The officials who described the new assessment said they could not be identified by name because of the classified nature of the document. The officials came from three different government organizations, and all said they had read the document.

The officials said the document did not address whether the anti-American insurgency in Iraq was indeed in the "last throes," as Vice President Dick Cheney said recently.

In an interview in the current issue of Time magazine, Mr. Goss is quoted as saying that he believed that the insurgents were "not quite in the last throes, but I think they are very close to it," though he did not say such a view was based on a formal intelligence assessment.

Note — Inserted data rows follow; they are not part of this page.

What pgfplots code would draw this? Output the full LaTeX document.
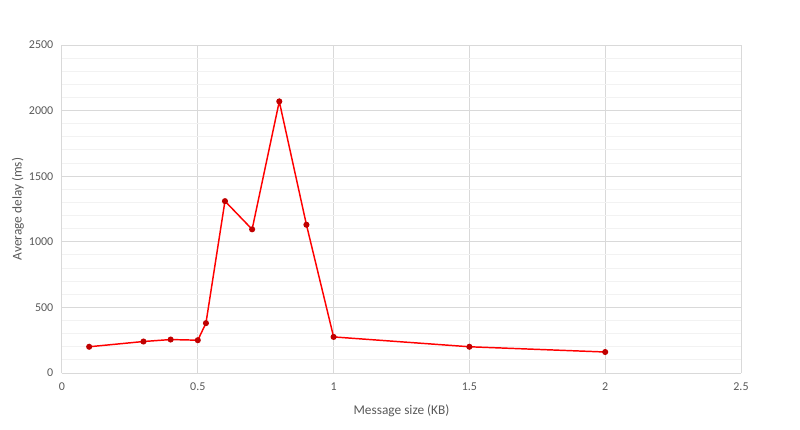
\documentclass[border=0pt]{standalone}
\usepackage{pgfplots}
\pgfplotsset{compat=1.18}
\usepackage{fontspec}
\setmainfont{Carlito}
\definecolor{tickgray}{HTML}{595959}
\definecolor{majgrid}{HTML}{D9D9D9}
\definecolor{mingrid}{HTML}{F2F2F2}
\definecolor{linered}{HTML}{FF0000}
\definecolor{markred}{HTML}{C00000}
\begin{document}
\begin{tikzpicture}
\path[use as bounding box] (0,0) rectangle (600pt,321.75pt);
\begin{axis}[
  at={(46.5pt,42pt)}, anchor=south west,
  scale only axis,
  width=509.25pt, height=246pt,
  xmin=0, xmax=2.5, ymin=0, ymax=2500,
  xtick={0,0.5,1,1.5,2,2.5},
  xticklabels={0,0.5,1,1.5,2,2.5},
  ytick={0,500,1000,1500,2000,2500},
  yticklabels={0,500,1000,1500,2000,2500},
  minor ytick={100,200,300,400,600,700,800,900,1100,1200,1300,1400,1600,1700,1800,1900,2100,2200,2300,2400},
  ymajorgrids, xmajorgrids, yminorgrids,
  major grid style={majgrid, line width=0.75pt},
  minor grid style={mingrid, line width=0.75pt},
  major tick length=0pt, minor tick length=0pt,
  axis line style={majgrid, line width=0.75pt},
  axis x line*=bottom, axis y line*=left,
  tick label style={font=\fontsize{9pt}{10pt}\selectfont, text=tickgray},
  xticklabel style={yshift=-4pt},
  yticklabel style={xshift=-3pt},
  label style={font=\fontsize{10pt}{12pt}\selectfont, text=tickgray},
  xlabel={Message size (KB)},
  ylabel={Average delay (ms)},
  xlabel style={at={(0.5,0)}, anchor=north, yshift=-20pt},
  ylabel style={at={(0,0.5)}, anchor=south, yshift=25pt},
  clip=false,
]
\addplot[linered, line width=1.1pt, mark=*, mark size=1.7pt, mark options={fill=markred, draw=markred}]
coordinates {
(0.1,200) (0.3,240) (0.4,255) (0.5,250) (0.53,380) (0.6,1310) (0.7,1095) (0.8,2070) (0.9,1130) (1.0,275) (1.5,200) (2.0,160)
};
\end{axis}
\end{tikzpicture}
\end{document}
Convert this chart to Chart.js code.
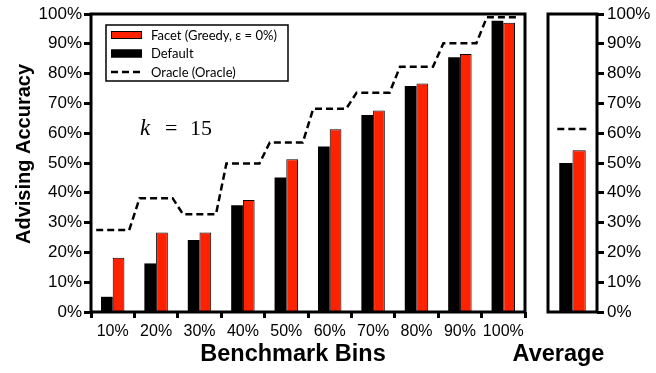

"I think that every day that goes by in Iraq where they have their own government, and it's moving forward, reinforces just how radical these people are and how unwanted they are," Mr. Goss was quoted as saying of the insurgents. The interview was the first granted by Mr. Goss since he took over as C.I.A. chief last September.

The officials who described the new intelligence report would not say specifically which regions of the world were described as particularly vulnerable to a spillover from Iraq. But they noted that the combatants in Iraq, whether Iraqis or foreign fighters, have primarily been Arabs who would fit in most easily in other Arab societies. Many of the combatants from Afghanistan came from South Asia and Central Asia, and many went on to campaigns in the 1990's in Chechnya, Uzbekistan, Pakistan and other locations.

In an interview last week, Senator Joseph R. Biden Jr., Democrat of Delaware, said he had been told by American officials during a recent trip to Iraq that a "disproportionate number" of the foreign fighters now active there came from Saudi Arabia. A former American intelligence official who visited Saudi Arabia recently said officials there had grown increasingly worried that young Saudis who were leaving to fight Americans in Iraq, traveling by way of Damascus, the Syrian capital, would pose an increased threat to Saudi stability if and when they returned home.